WHAT YOU ARE ASKED TO DO: Retype every line from the top of the entries down to the one with "color=siva, lw=1.6, clip_on=False, zorder=1)", both included, and skip the pictures.

>>

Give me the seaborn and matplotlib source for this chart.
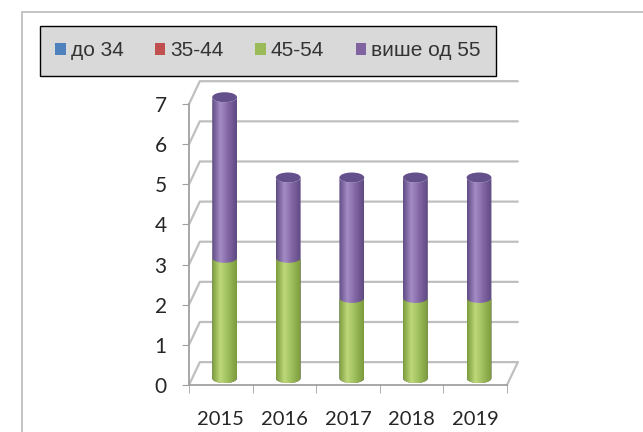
import numpy as np
import pandas as pd
import matplotlib
matplotlib.use("Agg")
import matplotlib.pyplot as plt
import seaborn as sns
from matplotlib.path import Path
from matplotlib.patches import PathPatch, Ellipse, Rectangle, Patch
from matplotlib.colors import LinearSegmentedColormap

# podaci sa grafika (broj po starosnim grupama)
godine = ['2015', '2016', '2017', '2018', '2019']
do_34 = [0, 0, 0, 0, 0]
od_35_44 = [0, 0, 0, 0, 0]
od_45_54 = [3, 3, 2, 2, 2]
vise_od_55 = [4, 2, 3, 3, 3]

grupe = ['до 34', '35-44', '45-54', 'више од 55']
boje = ['#4f81bd', '#c0504d', '#9bbb59', '#8064a2']
tamne = ['#3a6391', '#93393a', '#7a9a3c', '#5f4a82']
svetle = ['#7fa6d6', '#d98281', '#bdd97a', '#a48cc6']

df = pd.DataFrame({'godina': godine, 'g1': do_34, 'g2': od_35_44,
                   'g3': od_45_54, 'g4': vise_od_55})
kolone = ['g1', 'g2', 'g3', 'g4']
# kumulativne visine za slaganje
for i in range(len(kolone)):
    df['kum%d' % i] = df[kolone[:i + 1]].sum(axis=1)

sns.set_style('white')
plt.rcParams['font.family'] = ['Lato', 'DejaVu Sans']

fig = plt.figure(figsize=(6.43, 4.32), dpi=100)
ax = fig.add_axes([189 / 643, 47 / 432, 318 / 643, 305 / 432])

dx, dy = 0.17, 0.57      # pomeraj zadnjeg zida (3D efekat)
baza, pomak_x = 0.17, 0.06
kapa = 0.25              # visina elipse
siva = '#bfbfbf'

# zadnji zid: linije mreze sa kosim spojnicama
for v in range(0, 8):
    ax.plot([-0.5, -0.5 + dx, 4.5 + dx], [v, v + dy, v + dy], color=siva,
            lw=1.6, clip_on=False, zorder=1)
ax.plot([4.5 + dx, 4.5], [dy, 0], color=siva, lw=1.6, clip_on=False, zorder=1)

# cilindri: od najvise kumulativne ka nizoj
for i in reversed(range(len(kolone))):
    n0 = len(ax.patches)
    sns.barplot(data=df, x='godina', y='kum%d' % i, color=boje[i],
                saturation=1, width=0.39, ax=ax, zorder=3)
    cmap = LinearSegmentedColormap.from_list(
        'c%d' % i, [tamne[i], svetle[i], boje[i], tamne[i]])
    grad = np.linspace(0, 1, 256).reshape(1, -1)
    for p in ax.patches[n0:]:
        h = p.get_height()
        p.set_visible(False)
        if h <= 0:
            continue
        x0 = p.get_x() + pomak_x
        w = p.get_width()
        xc, a, b = x0 + w / 2, w / 2, kapa / 2
        y0, y1 = baza, baza + h
        t = np.linspace(np.pi, 2 * np.pi, 40)
        dole = np.column_stack([xc + a * np.cos(t), y0 + b * np.sin(t)])
        gore = np.column_stack([xc + a * np.cos(t[::-1]), y1 + b * np.sin(t[::-1])])
        tacke = np.vstack([dole, gore, dole[:1]])
        kodovi = [Path.MOVETO] + [Path.LINETO] * (len(tacke) - 2) + [Path.CLOSEPOLY]
        oblik = PathPatch(Path(tacke, kodovi), facecolor='none', edgecolor='none',
                          transform=ax.transData)
        ax.add_patch(oblik)
        im = ax.imshow(grad, cmap=cmap, aspect='auto', extent=(x0, x0 + w, y0 - b, y1 + b),
                       zorder=3 + (3 - i) * 0.1, interpolation='bilinear')
        im.set_clip_path(oblik)
        if i == len(kolone) - 1:
            ax.add_patch(Ellipse((xc, y1), w, kapa, facecolor='#64508a',
                                 edgecolor='none', zorder=4))

ax.set_xlim(-0.5, 4.5)
ax.set_ylim(0, 7.6)
ax.set_xlabel('')
ax.set_ylabel('')
ax.set_yticks(range(0, 8))
ax.set_xticks(range(5))
ax.set_xticks(np.arange(-0.5, 5, 1), minor=True)
ax.tick_params(axis='y', labelsize=15, length=5, color='#a0a0a0', pad=11, left=True)
ax.tick_params(axis='x', which='major', labelsize=14.5, length=0, pad=19)
ax.tick_params(axis='x', which='minor', length=6, color='#a0a0a0', bottom=True)
for s in ['top', 'right']:
    ax.spines[s].set_visible(False)
for s in ['left', 'bottom']:
    ax.spines[s].set_color('#a0a0a0')
    ax.spines[s].set_linewidth(1.3)
ax.spines['left'].set_bounds(0, 7)
ax.patch.set_alpha(0)

# legenda
ruke = [Patch(facecolor=c, edgecolor='none') for c in boje]
leg = fig.legend(ruke, grupe, loc='center', bbox_to_anchor=(268 / 643, 1 - 51 / 432),
                 ncol=4, frameon=True, fancybox=False, framealpha=1,
                 facecolor='#d9d9d9', edgecolor='#000000', handlelength=0.5,
                 handleheight=0.5, handletextpad=0.25, columnspacing=1.5,
                 borderpad=0.75, prop={'family': 'Liberation Sans', 'size': 15})
leg.get_frame().set_linewidth(1.0)
for t in leg.get_texts():
    t.set_color('#333333')

# okvir oko grafika
fig.patches.append(Rectangle((22 / 643, -0.1), 1.0, (432 - 12) / 432 + 0.1,
                             transform=fig.transFigure, fill=False,
                             edgecolor='#bfbfbf', lw=1.3))

fig.savefig('out.png', dpi=100)
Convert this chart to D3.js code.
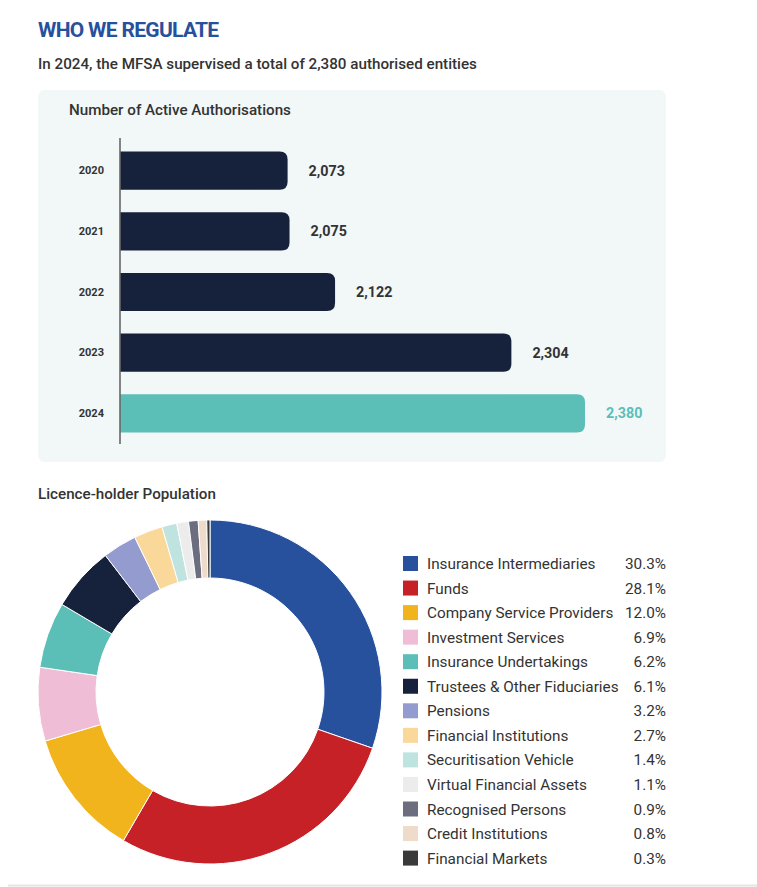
<!DOCTYPE html>
<html>
<head>
<meta charset="utf-8">
<script src="https://cdn.jsdelivr.net/npm/d3@7"></script>
<style>
  body { margin: 0; background: #fff; }
  svg { display: block; font-family: Roboto, "Noto Sans", sans-serif; }
</style>
</head>
<body>
<svg id="chart" width="757" height="887"></svg>
<script>
// bar chart data
const years = ['2020', '2021', '2022', '2023', '2024']
const authorisations = [2073, 2075, 2122, 2304, 2380]

// donut data
const sectors = ['Insurance Intermediaries', 'Funds', 'Company Service Providers', 'Investment Services',
  'Insurance Undertakings', 'Trustees & Other Fiduciaries', 'Pensions', 'Financial Institutions',
  'Securitisation Vehicle', 'Virtual Financial Assets', 'Recognised Persons', 'Credit Institutions',
  'Financial Markets']
const shares = [30.3, 28.1, 12.0, 6.9, 6.2, 6.1, 3.2, 2.7, 1.4, 1.1, 0.9, 0.8, 0.3]
const sectorColours = ['#27509d', '#c62127', '#f1b41d', '#efbdd6', '#5bbfb8', '#16213b', '#939bcf',
  '#fad89a', '#bfe3df', '#ececec', '#6d6d80', '#efdbca', '#3a3a3a']

const svg = d3.select('#chart')

svg.append('text')
  .attr('x', 38).attr('y', 37)
  .attr('font-size', 21).attr('font-weight', 700)
  .attr('letter-spacing', -0.7)
  .attr('fill', '#27509d')
  .text('WHO WE REGULATE')

svg.append('text')
  .attr('x', 38).attr('y', 69)
  .attr('font-size', 15.2).attr('font-weight', 500)
  .attr('fill', '#333')
  .text('In 2024, the MFSA supervised a total of 2,380 authorised entities')

// panel
svg.append('rect')
  .attr('x', 38).attr('y', 90).attr('width', 628).attr('height', 372)
  .attr('rx', 7).attr('fill', '#f2f7f8')

svg.append('text')
  .attr('x', 69).attr('y', 115)
  .attr('font-size', 15.2).attr('font-weight', 500)
  .attr('fill', '#333')
  .text('Number of Active Authorisations')

let x = d3.scaleLinear().domain([1900, 2380]).range([120, 585])
let y = d3.scaleBand().domain(years).range([140, 444]).paddingInner(0.37).paddingOuter(0.19)

let rows = years.map((yr, i) => ({year: yr, value: authorisations[i]}))
let radius = 8

let barPath = (d) => {
  let x0 = x.range()[0], x1 = x(d.value), y0 = y(d.year), h = y.bandwidth()
  return `M${x0},${y0}H${x1 - radius}Q${x1},${y0} ${x1},${y0 + radius}` +
    `V${y0 + h - radius}Q${x1},${y0 + h} ${x1 - radius},${y0 + h}H${x0}Z`
}

svg.append('g').selectAll('path')
  .data(rows).join('path')
  .attr('d', barPath)
  .attr('fill', d => d.year === '2024' ? '#5bbfb8' : '#16213b')

svg.append('g').selectAll('text')
  .data(rows).join('text')
  .attr('x', d => x(d.value) + 21)
  .attr('y', d => y(d.year) + y.bandwidth() / 2 + 5)
  .attr('font-size', 14.3).attr('font-weight', 700)
  .attr('fill', d => d.year === '2024' ? '#5bbfb8' : '#333')
  .text(d => d3.format(',')(d.value))

let yAxis = svg.append('g')
  .attr('transform', 'translate(120,0)')
  .call(d3.axisLeft(y).tickSize(0).tickPadding(16))
yAxis.select('.domain').attr('stroke', '#666').attr('stroke-width', 1.6)
  .attr('d', 'M0,138V444')
yAxis.selectAll('text')
  .attr('font-family', 'Roboto, sans-serif')
  .attr('font-size', 11).attr('font-weight', 700).attr('fill', '#333')

// donut
svg.append('text')
  .attr('x', 38).attr('y', 499)
  .attr('font-size', 15.2).attr('font-weight', 500)
  .attr('fill', '#333')
  .text('Licence-holder Population')

let slices = sectors.map((s, i) => ({name: s, share: shares[i], colour: sectorColours[i]}))
let pie = d3.pie().value(d => d.share).sort(null)
let arc = d3.arc().innerRadius(114).outerRadius(172)

svg.append('g')
  .attr('transform', 'translate(210,692)')
  .selectAll('path')
  .data(pie(slices)).join('path')
  .attr('d', arc)
  .attr('fill', d => d.data.colour)
  .attr('stroke', '#fff').attr('stroke-width', 1)

let legend = svg.append('g').selectAll('g')
  .data(slices).join('g')
  .attr('transform', (d, i) => `translate(403,${556 + i * 24.55})`)

legend.append('rect')
  .attr('width', 15).attr('height', 15)
  .attr('fill', d => d.colour)

legend.append('text')
  .attr('x', 24).attr('y', 13)
  .attr('font-size', 15.3).attr('fill', '#333')
  .text(d => d.name)

legend.append('text')
  .attr('x', 263).attr('y', 13)
  .attr('text-anchor', 'end')
  .attr('font-size', 15.3).attr('fill', '#333')
  .text(d => d.share.toFixed(1) + '%')

svg.append('line')
  .attr('x1', 8).attr('x2', 757).attr('y1', 885.5).attr('y2', 885.5)
  .attr('stroke', '#e4e4e4').attr('stroke-width', 2)
</script>
</body>
</html>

<<

TASK RESULT:
Give me the seaborn and matplotlib source for this chart.
import numpy as np
import pandas as pd
import matplotlib
matplotlib.use("Agg")
import matplotlib.pyplot as plt
import seaborn as sns
from matplotlib.path import Path
from matplotlib.patches import PathPatch, Ellipse, Rectangle, Patch
from matplotlib.colors import LinearSegmentedColormap

# podaci sa grafika (broj po starosnim grupama)
godine = ['2015', '2016', '2017', '2018', '2019']
do_34 = [0, 0, 0, 0, 0]
od_35_44 = [0, 0, 0, 0, 0]
od_45_54 = [3, 3, 2, 2, 2]
vise_od_55 = [4, 2, 3, 3, 3]

grupe = ['до 34', '35-44', '45-54', 'више од 55']
boje = ['#4f81bd', '#c0504d', '#9bbb59', '#8064a2']
tamne = ['#3a6391', '#93393a', '#7a9a3c', '#5f4a82']
svetle = ['#7fa6d6', '#d98281', '#bdd97a', '#a48cc6']

df = pd.DataFrame({'godina': godine, 'g1': do_34, 'g2': od_35_44,
                   'g3': od_45_54, 'g4': vise_od_55})
kolone = ['g1', 'g2', 'g3', 'g4']
# kumulativne visine za slaganje
for i in range(len(kolone)):
    df['kum%d' % i] = df[kolone[:i + 1]].sum(axis=1)

sns.set_style('white')
plt.rcParams['font.family'] = ['Lato', 'DejaVu Sans']

fig = plt.figure(figsize=(6.43, 4.32), dpi=100)
ax = fig.add_axes([189 / 643, 47 / 432, 318 / 643, 305 / 432])

dx, dy = 0.17, 0.57      # pomeraj zadnjeg zida (3D efekat)
baza, pomak_x = 0.17, 0.06
kapa = 0.25              # visina elipse
siva = '#bfbfbf'

# zadnji zid: linije mreze sa kosim spojnicama
for v in range(0, 8):
    ax.plot([-0.5, -0.5 + dx, 4.5 + dx], [v, v + dy, v + dy], color=siva,
            lw=1.6, clip_on=False, zorder=1)
ax.plot([4.5 + dx, 4.5], [dy, 0], color=siva, lw=1.6, clip_on=False, zorder=1)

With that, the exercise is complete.